Thirdly, we have explored the processes of pottery manufacture by focusing on continuity and discontinuity in traditional technologies. On the one hand, potters use traditional tools like flatteners, paddles, anvils, cloth finishing strips and traditional pottery wheels, while on the other hand, using improved kilns and electronic potters’ wheels. Nowadays, potters running studio workshops are trying to save labour costs and simplifying their manufacturing processes because of competition from producers who have discarded traditional ways of manufacturing and management and have instead introduced strategies to cope with the new economic environment. To deal with this new socio-technical environment, producers are adapting selectively by adopting strategies to maximise technical efficiency and pursue economic rationality, while retaining some traditional aspects of the production process. Artisans have adopted extruders and improved kilns in an effort to speed up production to suit the new socio-economic climate.

Fourthly, changes in the socio-technical system at both macro and micro levels have affected the roles and position of pottery producers and production units. Changes in the nature and number of members of pottery-making teams, and in the ways they work, are specific examples of such developments. The migration of potters to metropolitan areas, the adoption of innovative manufacturing technologies and changes in product distribution networks are all factors that have a major impact on the composition of manufacturing groups. In particular, teams of workers that used to consist of five or six men now have just one or two members. This is the result of the adoption of adaptive strategies to reduce the size of the production unit in the transition from a subsistence economy to the economic system of a post-industrial society in an attempt to overcome the economic crisis. The reduced number of workers has caused factory owners to assume the role of the master potter and his assistants and to share his job with the other workers.

Fifthly, with the number of separate jobs in the pottery industry declining, and while manufacturing techniques have generally been standardised, there are a few traditional techniques that continue to be handed down in each individual region. Slab building and coiling techniques are specific examples. The former is practiced mainly in Jeolla provinces while the latter is used in all of the other provinces.

This study has examined the processes by which traditional and modern techniques have been selected. This information will be of help in providing the ethnographic data necessary to understand the characteristics of the technical knowledge now being utilised by Korean potters.
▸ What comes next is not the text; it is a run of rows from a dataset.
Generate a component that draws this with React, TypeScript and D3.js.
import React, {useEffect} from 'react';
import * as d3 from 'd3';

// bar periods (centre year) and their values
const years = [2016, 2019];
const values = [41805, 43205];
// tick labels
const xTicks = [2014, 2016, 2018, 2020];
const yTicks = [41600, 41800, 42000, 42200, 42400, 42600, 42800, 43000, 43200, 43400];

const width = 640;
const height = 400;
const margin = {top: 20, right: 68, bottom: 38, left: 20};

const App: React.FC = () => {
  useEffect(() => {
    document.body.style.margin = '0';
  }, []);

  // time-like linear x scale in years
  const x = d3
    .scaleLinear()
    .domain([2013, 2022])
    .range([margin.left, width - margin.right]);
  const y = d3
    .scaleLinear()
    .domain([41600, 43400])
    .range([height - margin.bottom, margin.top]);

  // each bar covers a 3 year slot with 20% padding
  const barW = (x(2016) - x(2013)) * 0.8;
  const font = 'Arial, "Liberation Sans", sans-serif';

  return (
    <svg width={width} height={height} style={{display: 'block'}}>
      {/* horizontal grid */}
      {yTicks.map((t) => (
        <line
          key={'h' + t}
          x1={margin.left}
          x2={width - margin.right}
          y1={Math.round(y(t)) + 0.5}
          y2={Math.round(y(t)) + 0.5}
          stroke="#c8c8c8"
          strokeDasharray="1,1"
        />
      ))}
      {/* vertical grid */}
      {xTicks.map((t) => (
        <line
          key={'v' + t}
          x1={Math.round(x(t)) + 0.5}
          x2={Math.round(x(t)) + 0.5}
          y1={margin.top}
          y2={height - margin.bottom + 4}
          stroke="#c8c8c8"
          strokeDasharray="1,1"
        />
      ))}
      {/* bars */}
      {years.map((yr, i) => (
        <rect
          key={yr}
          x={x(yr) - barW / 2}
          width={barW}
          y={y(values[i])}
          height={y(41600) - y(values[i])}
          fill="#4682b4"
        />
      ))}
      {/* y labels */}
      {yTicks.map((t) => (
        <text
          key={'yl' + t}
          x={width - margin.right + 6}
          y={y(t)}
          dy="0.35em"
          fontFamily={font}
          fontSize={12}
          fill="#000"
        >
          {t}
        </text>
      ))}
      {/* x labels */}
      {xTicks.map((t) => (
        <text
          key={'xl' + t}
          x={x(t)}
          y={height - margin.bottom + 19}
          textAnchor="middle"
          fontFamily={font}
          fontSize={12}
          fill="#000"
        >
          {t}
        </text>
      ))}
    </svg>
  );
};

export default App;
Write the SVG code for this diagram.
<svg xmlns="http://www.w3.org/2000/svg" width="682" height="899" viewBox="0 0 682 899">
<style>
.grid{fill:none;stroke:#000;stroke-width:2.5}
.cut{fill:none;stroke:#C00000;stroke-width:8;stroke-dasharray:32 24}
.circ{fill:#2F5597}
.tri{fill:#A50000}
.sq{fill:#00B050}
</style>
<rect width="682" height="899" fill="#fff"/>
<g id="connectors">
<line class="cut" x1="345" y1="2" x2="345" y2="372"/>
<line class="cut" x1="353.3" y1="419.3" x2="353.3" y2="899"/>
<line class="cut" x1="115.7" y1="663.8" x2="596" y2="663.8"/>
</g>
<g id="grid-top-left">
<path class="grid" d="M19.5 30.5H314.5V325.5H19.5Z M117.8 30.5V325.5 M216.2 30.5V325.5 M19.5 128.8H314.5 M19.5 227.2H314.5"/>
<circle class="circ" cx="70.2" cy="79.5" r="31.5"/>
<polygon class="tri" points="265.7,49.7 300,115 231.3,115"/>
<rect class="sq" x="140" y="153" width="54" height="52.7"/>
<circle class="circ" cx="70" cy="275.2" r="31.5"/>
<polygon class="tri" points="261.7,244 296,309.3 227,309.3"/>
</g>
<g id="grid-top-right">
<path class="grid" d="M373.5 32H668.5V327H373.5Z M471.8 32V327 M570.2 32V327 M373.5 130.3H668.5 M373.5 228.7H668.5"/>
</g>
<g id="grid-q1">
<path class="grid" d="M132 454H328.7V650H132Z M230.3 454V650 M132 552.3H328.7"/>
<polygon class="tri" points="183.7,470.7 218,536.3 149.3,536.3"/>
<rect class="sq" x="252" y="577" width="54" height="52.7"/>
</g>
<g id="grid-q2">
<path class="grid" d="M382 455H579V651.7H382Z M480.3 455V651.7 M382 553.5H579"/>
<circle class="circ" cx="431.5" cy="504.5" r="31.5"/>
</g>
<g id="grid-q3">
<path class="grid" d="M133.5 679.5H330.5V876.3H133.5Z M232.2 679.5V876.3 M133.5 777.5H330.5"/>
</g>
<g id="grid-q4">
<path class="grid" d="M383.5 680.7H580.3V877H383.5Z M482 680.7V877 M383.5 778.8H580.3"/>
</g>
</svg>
To overcome the limitations of the present study, the following aspects will have to be addressed. The path by which pottery-making techniques have developed over time needs to be examined at each stage of historical development in terms of manufacturing tools, raw materials and technical and social relationships. Further research will have to be undertaken on the materiality of pottery in different eras, the geographical distribution of kilns nationwide, the distribution networks for pottery and the life stories of potters, to give an insight into how traditional technical knowledge is created or destroyed under the influence of new technologies and new technological information. In addition, we need to conduct surveys on how folk terms, semantic systems and representations of meanings are constructed, in order to gain a better understanding of the ideology that informs, and has informed, the making of pottery

We are now faced with a situation in which advances in the technical environment and the adoption of modern production techniques and economic gains have almost destroyed traditional methods of pottery production. Galla (2008: p.13) emphasised the importance of the ‘voice’ of the bearer of intangible heritage in safeguarding cultural rights. Further research, on a nationwide scale, is urgently needed to protect and sustain the cultural diversity of the master potters and their assistants who maintain traditional technical knowledge about making pottery.